製薬会社が保有する新型コロナワクチンの特許権放棄は、生産能力の増強と世界各国への迅速な分配に向けた取り組みとして、インドなどが提唱。バイデン米大統領が今月5日、世界貿易機関(WTO)で提案された一時放棄を支持すると表明し、議論が活発になっている。特許権が一時的に放棄されれば、途上国などでワクチン生産が容易になる一方、品質管理や企業を保護する立場などから反対論も根強い。
欧州委員会のフォンデアライエン委員長は首脳会議後の記者会見で、「議論は重要だが長期的なテーマだ。差し迫った課題は生産能力の拡大だ」と強調。EUはこれまでに域内で生産された2億回分以上のワクチンを輸出していると述べ、自国での接種を優先しているとして批判が強まっている米国や英国に輸出の拡大を呼びかけた。ミシェル大統領も加盟国からさまざまな意見が出たとしたうえで、「(特許放棄は)短期的には魔法のような解決策ではないというのが大半の意見だ」と発言。ただ、長期的にみれば生産増につながるとして「具体的な提案があれば議論に応じる準備がある」と述べた。

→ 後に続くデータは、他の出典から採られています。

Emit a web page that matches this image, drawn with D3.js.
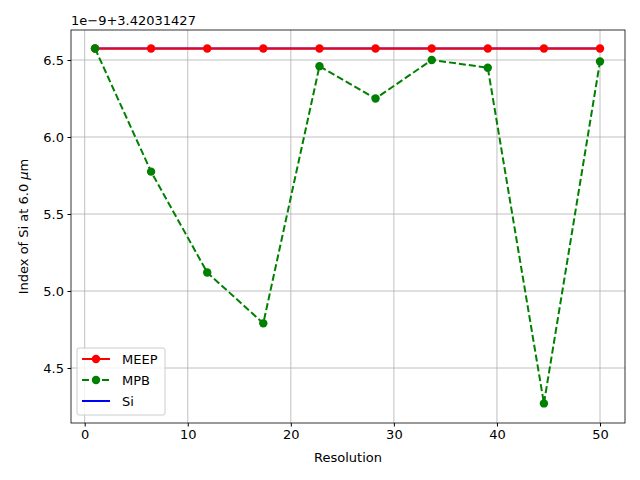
<!DOCTYPE html>
<html><head><meta charset="utf-8">
<script src="https://cdn.jsdelivr.net/npm/d3@7"></script>
<style>body{margin:0;background:#fff}text{font-family:"DejaVu Sans",sans-serif}</style>
</head><body>
<svg id="c" width="640" height="480"></svg>
<script>
// values are offsets in units of 1e-9 above 3.42031427
const resolution = [1, 6.44, 11.89, 17.33, 22.78, 28.22, 33.67, 39.11, 44.56, 50];
const meep = [6.575, 6.575, 6.575, 6.575, 6.575, 6.575, 6.575, 6.575, 6.575, 6.575];
const mpb = [6.575, 5.775, 5.12, 4.79, 6.46, 6.25, 6.50, 6.45, 4.27, 6.49];
const si = [6.575, 6.575];
const xTicks = [0, 10, 20, 30, 40, 50];
const yTicks = [4.5, 5.0, 5.5, 6.0, 6.5];

const L = 71, R = 625, T = 30, B = 423;
const svg = d3.select("#c");
const x = d3.scaleLinear().domain([0, 50]).range([84.7, 600]);
const y = d3.scaleLinear().domain([4.5, 6.5]).range([368, 60]);

// grid
svg.append("g").selectAll("line").data(xTicks).join("line")
  .attr("x1", d => x(d)).attr("x2", d => x(d)).attr("y1", T).attr("y2", B)
  .attr("stroke", "#b0b0b0").attr("stroke-width", 0.8);
svg.append("g").selectAll("line").data(yTicks).join("line")
  .attr("y1", d => y(d)).attr("y2", d => y(d)).attr("x1", L).attr("x2", R)
  .attr("stroke", "#b0b0b0").attr("stroke-width", 0.8);

const line = d3.line().x(d => x(d[0])).y(d => y(d[1]));
svg.append("path").attr("d", line([[resolution[0], si[0]], [resolution[9], si[1]]]))
  .attr("stroke", "blue").attr("stroke-width", 2).attr("fill", "none");
svg.append("path").attr("d", line(resolution.map((r, i) => [r, meep[i]])))
  .attr("stroke", "red").attr("stroke-width", 2).attr("fill", "none");
svg.selectAll(".pm").data(resolution).join("circle")
  .attr("cx", d => x(d)).attr("cy", (d, i) => y(meep[i])).attr("r", 4.2).attr("fill", "red");
svg.append("path").attr("d", line(resolution.map((r, i) => [r, mpb[i]])))
  .attr("stroke", "green").attr("stroke-width", 2).attr("stroke-dasharray", "7,3").attr("fill", "none");
svg.selectAll(".pg").data(resolution).join("circle")
  .attr("cx", d => x(d)).attr("cy", (d, i) => y(mpb[i])).attr("r", 4.2).attr("fill", "green");

// axes
const gx = svg.append("g").attr("transform", `translate(0,${B})`)
  .call(d3.axisBottom(x).tickValues(xTicks).tickSize(3.5).tickPadding(3.5));
const gy = svg.append("g").attr("transform", `translate(${L},0)`)
  .call(d3.axisLeft(y).tickValues(yTicks).tickFormat(d3.format(".1f")).tickSize(3.5).tickPadding(3.5));
[gx, gy].forEach(g => { g.select(".domain").remove(); g.selectAll("text").attr("font-size", 13).attr("fill", "#000"); g.selectAll("line").attr("stroke", "#000"); });
svg.append("rect").attr("x", L).attr("y", T).attr("width", R - L).attr("height", B - T)
  .attr("fill", "none").attr("stroke", "#000").attr("stroke-width", 0.8);

svg.append("text").attr("x", L).attr("y", 25).attr("font-size", 13).text("1e\u22129+3.42031427");
svg.append("text").attr("x", (L + R) / 2).attr("y", 462).attr("text-anchor", "middle").attr("font-size", 13).text("Resolution");
svg.append("text").attr("transform", `translate(28,${(T + B) / 2}) rotate(-90)`).attr("text-anchor", "middle").attr("font-size", 13)
  .html('Index of Si at 6.0 <tspan font-style="italic">\u03bc</tspan>m');

// legend
const lg = svg.append("g").attr("transform", "translate(77,348)");
lg.append("rect").attr("width", 88).attr("height", 67).attr("rx", 2).attr("fill", "#fff").attr("fill-opacity", 0.8).attr("stroke", "#ccc");
const items = [["MEEP", "red", true, null], ["MPB", "green", true, "7,3"], ["Si", "blue", false, null]];
items.forEach((it, i) => {
  const yy = 11 + i * 21;
  lg.append("line").attr("x1", 5).attr("x2", 33).attr("y1", yy).attr("y2", yy).attr("stroke", it[1]).attr("stroke-width", 2).attr("stroke-dasharray", it[3]);
  if (it[2]) lg.append("circle").attr("cx", 19).attr("cy", yy).attr("r", 4.2).attr("fill", it[1]);
  lg.append("text").attr("x", 45).attr("y", yy + 4.5).attr("font-size", 13).text(it[0]);
});
</script>
</body></html>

EU内では当初、仏マクロン大統領が特許の一時放棄に賛意を示していたが、首脳会議後の会見では「輸出がより重要で、特許権の優先順位は高くない」と発言した。一方、ドイツは米ファイザーとともにいち早くワクチン開発に成功したビオンテックが自国に拠点を置くことから、当初から特許放棄に消極的だった。メルケル首相は8日、生産能力と厳格な品質管理を要求されることがワクチン不足の要因と指摘し、特許権の放棄が供給拡大にはつながらないと主張した。